→ **PROMPT**:
Where a line holds the string "Python", return that line.

→ **Lines of data**:

━━━━━━━━━━

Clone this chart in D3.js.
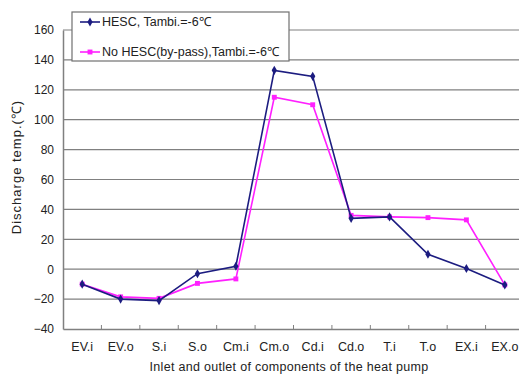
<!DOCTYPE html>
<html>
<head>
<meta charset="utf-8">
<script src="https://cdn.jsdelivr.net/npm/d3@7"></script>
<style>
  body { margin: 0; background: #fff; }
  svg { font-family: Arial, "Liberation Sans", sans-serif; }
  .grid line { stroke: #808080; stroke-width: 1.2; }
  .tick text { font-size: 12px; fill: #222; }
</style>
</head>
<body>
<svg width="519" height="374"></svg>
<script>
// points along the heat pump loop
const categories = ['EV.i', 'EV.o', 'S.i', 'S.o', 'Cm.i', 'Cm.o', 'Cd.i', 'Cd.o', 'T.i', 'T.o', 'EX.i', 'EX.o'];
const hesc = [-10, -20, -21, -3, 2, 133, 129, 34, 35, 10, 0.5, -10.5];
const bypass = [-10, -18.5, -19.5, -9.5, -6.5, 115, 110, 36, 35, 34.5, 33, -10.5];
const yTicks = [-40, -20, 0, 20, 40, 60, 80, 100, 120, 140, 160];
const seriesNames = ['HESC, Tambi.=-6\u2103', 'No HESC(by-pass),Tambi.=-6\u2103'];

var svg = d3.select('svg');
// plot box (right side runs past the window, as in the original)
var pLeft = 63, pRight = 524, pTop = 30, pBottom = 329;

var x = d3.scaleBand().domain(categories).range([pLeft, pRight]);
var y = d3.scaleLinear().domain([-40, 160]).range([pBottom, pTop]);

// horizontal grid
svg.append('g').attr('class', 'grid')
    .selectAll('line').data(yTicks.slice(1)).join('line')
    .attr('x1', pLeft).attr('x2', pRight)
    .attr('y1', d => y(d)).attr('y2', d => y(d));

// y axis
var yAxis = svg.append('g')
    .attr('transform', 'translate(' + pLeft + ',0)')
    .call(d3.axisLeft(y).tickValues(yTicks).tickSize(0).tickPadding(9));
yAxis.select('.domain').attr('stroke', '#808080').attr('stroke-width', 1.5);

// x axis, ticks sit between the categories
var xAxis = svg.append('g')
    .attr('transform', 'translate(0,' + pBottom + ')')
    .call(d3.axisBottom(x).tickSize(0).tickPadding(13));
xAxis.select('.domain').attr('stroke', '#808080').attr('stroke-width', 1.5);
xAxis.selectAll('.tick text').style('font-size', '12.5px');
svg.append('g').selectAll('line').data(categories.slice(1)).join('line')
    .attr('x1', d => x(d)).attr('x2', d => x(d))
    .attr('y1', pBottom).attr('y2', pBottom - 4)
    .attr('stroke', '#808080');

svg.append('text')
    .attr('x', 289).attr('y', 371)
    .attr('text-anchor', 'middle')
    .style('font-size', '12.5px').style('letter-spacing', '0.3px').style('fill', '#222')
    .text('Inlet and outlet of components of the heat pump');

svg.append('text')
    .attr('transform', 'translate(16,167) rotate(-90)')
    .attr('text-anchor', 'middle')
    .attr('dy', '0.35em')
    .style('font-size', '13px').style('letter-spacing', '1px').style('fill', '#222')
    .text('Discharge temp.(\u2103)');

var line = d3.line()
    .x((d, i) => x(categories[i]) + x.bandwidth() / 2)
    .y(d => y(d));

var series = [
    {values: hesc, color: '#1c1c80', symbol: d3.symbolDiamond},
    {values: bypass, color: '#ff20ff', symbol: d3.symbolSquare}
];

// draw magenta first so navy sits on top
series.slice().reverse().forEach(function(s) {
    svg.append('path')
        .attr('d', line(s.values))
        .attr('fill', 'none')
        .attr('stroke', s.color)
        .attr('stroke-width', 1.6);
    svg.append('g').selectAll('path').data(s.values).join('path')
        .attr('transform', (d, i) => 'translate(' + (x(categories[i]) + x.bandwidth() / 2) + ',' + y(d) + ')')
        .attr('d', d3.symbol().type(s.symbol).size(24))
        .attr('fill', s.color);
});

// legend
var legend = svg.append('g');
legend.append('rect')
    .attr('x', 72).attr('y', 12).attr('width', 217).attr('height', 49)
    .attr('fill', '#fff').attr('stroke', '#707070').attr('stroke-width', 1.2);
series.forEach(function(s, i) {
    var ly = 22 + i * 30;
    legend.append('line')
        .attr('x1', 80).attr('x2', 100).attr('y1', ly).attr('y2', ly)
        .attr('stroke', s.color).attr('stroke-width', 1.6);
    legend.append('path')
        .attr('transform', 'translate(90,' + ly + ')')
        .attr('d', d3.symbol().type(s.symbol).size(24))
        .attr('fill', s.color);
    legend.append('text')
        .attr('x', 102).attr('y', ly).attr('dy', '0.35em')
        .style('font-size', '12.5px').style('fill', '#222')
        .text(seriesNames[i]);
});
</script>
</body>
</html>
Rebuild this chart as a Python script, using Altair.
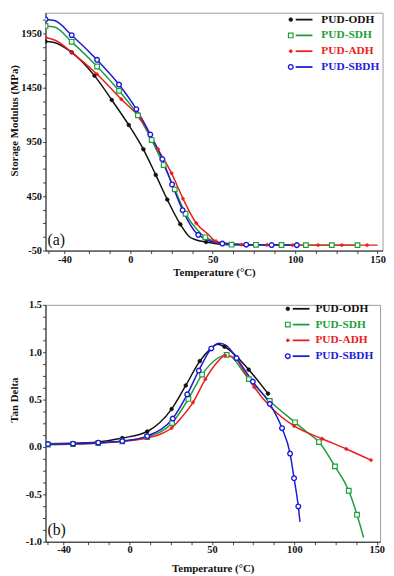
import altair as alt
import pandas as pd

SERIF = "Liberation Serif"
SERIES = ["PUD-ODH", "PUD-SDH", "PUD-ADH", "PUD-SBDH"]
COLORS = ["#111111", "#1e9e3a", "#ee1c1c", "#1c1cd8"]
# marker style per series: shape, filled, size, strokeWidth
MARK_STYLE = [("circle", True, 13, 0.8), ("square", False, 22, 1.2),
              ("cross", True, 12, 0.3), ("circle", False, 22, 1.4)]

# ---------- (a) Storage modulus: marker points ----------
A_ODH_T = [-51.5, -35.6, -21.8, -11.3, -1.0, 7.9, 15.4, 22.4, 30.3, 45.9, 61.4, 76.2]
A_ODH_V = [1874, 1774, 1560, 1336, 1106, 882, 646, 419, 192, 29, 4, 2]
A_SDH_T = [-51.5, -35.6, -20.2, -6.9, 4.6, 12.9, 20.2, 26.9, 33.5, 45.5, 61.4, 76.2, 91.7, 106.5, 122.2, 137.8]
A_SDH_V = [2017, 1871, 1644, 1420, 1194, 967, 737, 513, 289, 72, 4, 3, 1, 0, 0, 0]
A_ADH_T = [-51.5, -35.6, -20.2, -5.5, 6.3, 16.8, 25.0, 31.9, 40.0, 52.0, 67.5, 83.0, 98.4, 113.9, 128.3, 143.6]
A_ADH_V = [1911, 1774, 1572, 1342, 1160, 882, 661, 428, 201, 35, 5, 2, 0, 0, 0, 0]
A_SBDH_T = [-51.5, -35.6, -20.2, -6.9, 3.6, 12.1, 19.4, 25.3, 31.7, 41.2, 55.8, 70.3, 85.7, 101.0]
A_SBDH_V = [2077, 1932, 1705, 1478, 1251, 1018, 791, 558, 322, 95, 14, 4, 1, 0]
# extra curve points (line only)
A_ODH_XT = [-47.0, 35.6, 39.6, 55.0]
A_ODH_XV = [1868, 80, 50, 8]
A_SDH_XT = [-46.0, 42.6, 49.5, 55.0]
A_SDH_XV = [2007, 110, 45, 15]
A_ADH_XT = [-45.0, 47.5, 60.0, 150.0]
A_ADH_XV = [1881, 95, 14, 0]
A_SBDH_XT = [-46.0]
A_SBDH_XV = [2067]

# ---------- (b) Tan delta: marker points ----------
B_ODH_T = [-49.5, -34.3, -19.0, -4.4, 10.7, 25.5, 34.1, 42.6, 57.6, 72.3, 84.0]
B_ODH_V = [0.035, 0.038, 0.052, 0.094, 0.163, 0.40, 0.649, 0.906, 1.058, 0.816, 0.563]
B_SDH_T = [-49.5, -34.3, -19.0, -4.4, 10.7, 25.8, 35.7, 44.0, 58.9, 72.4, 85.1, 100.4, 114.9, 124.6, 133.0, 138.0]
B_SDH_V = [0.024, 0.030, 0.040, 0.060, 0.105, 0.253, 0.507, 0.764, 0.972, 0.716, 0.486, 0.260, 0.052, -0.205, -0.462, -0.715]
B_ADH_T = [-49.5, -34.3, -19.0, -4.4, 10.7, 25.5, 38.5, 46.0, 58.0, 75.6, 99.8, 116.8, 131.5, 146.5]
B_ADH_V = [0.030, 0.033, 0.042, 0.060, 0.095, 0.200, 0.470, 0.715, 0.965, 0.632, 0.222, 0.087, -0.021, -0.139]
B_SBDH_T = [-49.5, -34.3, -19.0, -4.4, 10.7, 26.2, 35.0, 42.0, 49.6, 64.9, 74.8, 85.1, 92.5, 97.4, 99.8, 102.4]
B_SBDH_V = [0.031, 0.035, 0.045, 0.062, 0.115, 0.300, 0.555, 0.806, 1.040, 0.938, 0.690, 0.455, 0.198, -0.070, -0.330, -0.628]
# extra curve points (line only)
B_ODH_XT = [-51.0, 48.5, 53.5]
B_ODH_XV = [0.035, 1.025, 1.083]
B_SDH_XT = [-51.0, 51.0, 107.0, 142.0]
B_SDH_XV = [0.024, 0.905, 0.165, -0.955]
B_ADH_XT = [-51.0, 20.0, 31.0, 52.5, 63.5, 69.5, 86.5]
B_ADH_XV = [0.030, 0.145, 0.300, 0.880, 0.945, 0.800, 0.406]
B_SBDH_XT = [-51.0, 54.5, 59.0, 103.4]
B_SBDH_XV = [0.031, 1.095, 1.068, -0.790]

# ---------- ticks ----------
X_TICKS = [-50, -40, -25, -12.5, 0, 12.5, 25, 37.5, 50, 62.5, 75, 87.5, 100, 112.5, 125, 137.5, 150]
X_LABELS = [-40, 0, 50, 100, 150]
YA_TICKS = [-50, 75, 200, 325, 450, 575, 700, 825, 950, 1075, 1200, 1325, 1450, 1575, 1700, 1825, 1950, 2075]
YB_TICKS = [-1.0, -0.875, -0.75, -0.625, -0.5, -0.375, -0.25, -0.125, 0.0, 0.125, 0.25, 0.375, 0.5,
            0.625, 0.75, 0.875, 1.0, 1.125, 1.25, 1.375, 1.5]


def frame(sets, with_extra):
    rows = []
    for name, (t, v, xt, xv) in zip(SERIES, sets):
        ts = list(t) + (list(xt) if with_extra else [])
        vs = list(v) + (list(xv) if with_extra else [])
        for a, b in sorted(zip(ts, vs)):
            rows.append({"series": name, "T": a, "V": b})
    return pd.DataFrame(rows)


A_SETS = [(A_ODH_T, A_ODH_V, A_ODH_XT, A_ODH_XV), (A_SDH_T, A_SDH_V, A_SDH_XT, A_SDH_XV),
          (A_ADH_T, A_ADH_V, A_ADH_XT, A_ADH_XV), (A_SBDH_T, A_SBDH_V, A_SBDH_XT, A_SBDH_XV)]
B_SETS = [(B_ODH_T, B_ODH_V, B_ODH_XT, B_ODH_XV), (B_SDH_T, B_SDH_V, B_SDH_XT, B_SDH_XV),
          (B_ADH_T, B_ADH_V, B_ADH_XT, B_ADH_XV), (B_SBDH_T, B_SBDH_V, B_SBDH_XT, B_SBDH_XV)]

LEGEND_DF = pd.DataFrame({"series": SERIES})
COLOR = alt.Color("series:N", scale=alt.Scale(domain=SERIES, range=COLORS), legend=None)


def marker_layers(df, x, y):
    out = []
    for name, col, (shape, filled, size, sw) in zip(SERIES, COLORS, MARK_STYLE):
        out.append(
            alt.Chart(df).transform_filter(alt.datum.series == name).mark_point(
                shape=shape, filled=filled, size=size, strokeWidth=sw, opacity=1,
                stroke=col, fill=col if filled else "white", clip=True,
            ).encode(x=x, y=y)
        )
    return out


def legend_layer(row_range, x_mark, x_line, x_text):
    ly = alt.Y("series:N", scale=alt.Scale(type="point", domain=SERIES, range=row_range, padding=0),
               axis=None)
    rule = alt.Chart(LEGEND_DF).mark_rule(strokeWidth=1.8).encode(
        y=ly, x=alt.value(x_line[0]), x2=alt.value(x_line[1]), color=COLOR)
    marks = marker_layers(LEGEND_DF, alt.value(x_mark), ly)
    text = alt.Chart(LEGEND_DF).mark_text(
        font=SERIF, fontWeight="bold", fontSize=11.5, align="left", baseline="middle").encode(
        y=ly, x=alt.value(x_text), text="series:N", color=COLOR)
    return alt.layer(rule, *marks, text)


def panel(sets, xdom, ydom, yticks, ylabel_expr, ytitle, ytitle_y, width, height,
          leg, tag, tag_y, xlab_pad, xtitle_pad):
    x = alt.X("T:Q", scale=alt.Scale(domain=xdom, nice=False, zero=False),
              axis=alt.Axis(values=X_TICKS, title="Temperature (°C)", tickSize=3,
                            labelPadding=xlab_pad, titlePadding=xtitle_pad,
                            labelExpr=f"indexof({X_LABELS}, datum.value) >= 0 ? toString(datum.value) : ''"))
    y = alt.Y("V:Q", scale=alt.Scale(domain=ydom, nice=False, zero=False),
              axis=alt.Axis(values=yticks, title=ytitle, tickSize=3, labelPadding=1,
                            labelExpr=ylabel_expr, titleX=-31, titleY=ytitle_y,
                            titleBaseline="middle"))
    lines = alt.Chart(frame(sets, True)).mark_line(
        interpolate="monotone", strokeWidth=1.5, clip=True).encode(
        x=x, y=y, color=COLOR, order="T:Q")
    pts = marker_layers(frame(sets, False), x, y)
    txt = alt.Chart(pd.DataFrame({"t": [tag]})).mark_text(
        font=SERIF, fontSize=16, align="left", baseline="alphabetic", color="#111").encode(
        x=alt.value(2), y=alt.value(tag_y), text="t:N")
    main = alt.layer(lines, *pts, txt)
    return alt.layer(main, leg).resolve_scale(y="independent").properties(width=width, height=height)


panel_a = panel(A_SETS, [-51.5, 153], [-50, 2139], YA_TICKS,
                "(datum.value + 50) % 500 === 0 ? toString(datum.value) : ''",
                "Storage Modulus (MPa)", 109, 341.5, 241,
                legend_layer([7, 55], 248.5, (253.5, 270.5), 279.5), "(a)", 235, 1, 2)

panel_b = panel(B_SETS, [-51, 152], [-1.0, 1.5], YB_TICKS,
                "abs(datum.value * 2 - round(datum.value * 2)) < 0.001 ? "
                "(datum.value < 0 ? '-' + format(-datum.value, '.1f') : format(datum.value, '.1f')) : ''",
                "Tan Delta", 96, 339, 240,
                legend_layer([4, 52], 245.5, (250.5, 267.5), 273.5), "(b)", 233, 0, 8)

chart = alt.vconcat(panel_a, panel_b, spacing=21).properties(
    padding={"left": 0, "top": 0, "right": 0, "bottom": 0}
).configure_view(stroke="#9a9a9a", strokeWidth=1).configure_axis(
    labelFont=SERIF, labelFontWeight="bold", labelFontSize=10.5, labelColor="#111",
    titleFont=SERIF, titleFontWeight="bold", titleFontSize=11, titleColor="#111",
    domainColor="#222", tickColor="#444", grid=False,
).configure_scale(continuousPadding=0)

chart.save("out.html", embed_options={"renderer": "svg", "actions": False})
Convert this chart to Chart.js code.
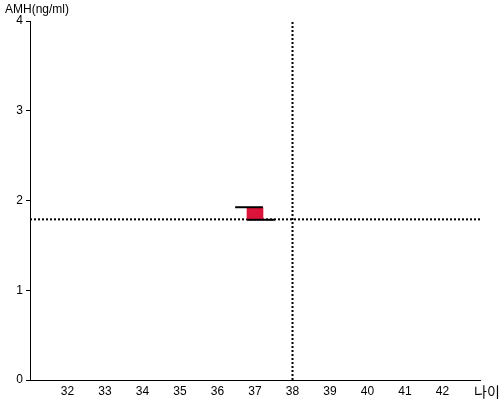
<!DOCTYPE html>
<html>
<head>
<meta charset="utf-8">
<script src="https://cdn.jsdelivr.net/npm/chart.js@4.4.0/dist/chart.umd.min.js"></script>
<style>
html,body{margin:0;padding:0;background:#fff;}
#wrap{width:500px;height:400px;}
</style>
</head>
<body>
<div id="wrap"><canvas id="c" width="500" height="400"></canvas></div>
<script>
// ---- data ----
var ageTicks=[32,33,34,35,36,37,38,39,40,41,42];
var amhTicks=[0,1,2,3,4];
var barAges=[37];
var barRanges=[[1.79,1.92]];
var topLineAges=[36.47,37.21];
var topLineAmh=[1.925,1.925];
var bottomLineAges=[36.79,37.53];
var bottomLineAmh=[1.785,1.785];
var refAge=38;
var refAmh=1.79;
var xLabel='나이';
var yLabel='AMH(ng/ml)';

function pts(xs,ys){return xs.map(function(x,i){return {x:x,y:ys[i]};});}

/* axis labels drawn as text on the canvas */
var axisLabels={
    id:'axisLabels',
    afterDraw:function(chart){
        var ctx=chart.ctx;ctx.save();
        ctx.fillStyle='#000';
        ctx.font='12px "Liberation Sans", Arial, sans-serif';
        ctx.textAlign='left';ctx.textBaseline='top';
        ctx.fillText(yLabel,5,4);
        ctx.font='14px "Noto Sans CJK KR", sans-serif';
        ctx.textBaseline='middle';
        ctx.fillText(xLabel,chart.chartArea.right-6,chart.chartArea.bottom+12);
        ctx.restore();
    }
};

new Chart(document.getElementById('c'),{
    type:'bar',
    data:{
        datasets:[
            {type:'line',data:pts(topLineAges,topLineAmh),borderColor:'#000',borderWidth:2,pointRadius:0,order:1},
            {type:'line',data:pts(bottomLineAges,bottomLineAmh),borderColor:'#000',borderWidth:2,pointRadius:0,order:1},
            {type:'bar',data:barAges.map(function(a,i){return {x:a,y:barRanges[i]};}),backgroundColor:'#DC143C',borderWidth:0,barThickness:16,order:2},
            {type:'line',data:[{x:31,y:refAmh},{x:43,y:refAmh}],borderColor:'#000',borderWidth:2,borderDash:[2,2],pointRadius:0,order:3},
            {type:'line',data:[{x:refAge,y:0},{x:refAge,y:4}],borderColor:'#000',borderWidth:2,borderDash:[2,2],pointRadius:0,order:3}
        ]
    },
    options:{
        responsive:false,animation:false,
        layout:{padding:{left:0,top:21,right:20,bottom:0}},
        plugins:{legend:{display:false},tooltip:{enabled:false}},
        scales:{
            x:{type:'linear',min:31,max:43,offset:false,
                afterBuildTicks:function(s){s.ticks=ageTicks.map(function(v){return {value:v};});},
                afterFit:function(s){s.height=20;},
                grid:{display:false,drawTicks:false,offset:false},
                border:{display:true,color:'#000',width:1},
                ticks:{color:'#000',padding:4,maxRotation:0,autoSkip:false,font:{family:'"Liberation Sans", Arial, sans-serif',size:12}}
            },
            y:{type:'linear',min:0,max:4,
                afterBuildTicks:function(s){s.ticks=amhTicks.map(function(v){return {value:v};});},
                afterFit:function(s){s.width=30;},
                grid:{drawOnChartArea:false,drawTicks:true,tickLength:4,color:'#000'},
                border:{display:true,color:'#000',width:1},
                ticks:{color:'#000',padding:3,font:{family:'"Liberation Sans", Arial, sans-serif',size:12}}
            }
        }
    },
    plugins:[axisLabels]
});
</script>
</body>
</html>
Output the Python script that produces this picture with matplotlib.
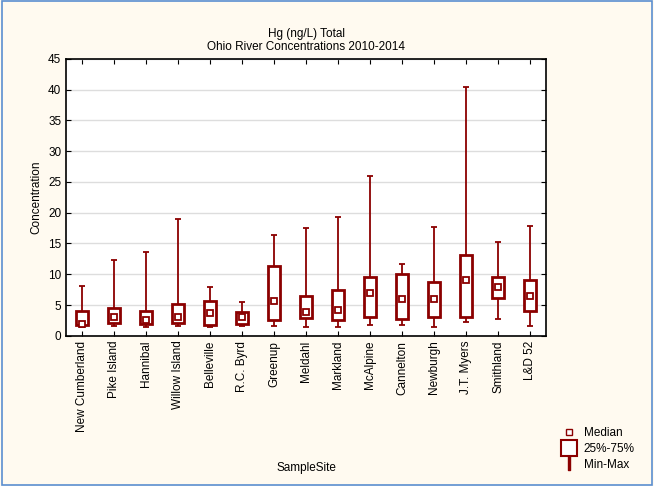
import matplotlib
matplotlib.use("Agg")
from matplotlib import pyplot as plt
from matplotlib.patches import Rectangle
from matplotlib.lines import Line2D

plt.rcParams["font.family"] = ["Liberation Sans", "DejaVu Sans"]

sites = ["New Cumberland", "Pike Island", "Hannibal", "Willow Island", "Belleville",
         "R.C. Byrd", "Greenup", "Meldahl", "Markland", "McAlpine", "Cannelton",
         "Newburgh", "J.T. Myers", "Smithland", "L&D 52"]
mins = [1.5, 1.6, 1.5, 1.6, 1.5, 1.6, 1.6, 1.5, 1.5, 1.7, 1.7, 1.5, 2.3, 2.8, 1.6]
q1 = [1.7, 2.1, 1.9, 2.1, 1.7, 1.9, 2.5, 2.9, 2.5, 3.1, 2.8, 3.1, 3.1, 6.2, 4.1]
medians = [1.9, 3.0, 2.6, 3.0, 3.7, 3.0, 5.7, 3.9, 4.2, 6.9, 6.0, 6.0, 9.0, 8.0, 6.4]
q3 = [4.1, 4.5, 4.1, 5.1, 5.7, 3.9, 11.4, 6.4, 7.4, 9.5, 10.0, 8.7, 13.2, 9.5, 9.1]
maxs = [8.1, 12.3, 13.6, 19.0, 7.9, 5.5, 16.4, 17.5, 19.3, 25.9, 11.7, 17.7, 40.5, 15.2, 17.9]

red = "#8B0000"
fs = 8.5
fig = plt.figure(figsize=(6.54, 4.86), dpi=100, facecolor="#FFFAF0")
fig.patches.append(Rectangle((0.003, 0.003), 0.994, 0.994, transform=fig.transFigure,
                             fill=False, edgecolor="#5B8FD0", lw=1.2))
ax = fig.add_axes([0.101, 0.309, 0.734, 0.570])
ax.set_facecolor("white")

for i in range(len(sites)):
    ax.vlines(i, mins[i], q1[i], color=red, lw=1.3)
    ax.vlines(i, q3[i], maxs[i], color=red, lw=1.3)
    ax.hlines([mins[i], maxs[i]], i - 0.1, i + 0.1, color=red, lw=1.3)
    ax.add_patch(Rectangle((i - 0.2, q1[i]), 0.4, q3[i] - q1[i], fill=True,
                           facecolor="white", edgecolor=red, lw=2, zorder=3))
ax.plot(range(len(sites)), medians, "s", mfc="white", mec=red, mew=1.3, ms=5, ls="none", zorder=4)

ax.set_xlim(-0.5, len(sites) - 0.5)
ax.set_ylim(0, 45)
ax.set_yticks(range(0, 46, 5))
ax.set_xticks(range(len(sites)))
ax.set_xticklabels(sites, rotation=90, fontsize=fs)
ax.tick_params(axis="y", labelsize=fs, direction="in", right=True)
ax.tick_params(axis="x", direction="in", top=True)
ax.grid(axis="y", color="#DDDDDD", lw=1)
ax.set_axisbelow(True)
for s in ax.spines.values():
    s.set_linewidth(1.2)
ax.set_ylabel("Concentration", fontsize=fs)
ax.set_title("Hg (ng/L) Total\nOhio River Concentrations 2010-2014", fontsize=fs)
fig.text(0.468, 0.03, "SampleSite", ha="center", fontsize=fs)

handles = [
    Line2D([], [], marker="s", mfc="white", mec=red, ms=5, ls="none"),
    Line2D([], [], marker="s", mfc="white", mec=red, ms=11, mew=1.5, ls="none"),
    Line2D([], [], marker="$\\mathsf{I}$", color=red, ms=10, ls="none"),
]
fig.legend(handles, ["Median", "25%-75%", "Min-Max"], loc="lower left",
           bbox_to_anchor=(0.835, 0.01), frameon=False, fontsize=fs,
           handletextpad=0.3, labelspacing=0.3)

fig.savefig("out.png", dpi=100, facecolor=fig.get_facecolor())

━━━━━━━━━━

→ **EXERCISE RESULT**:
Rebuild this chart as a Python script, using Altair.
Output the Python script that produces this picture with matplotlib.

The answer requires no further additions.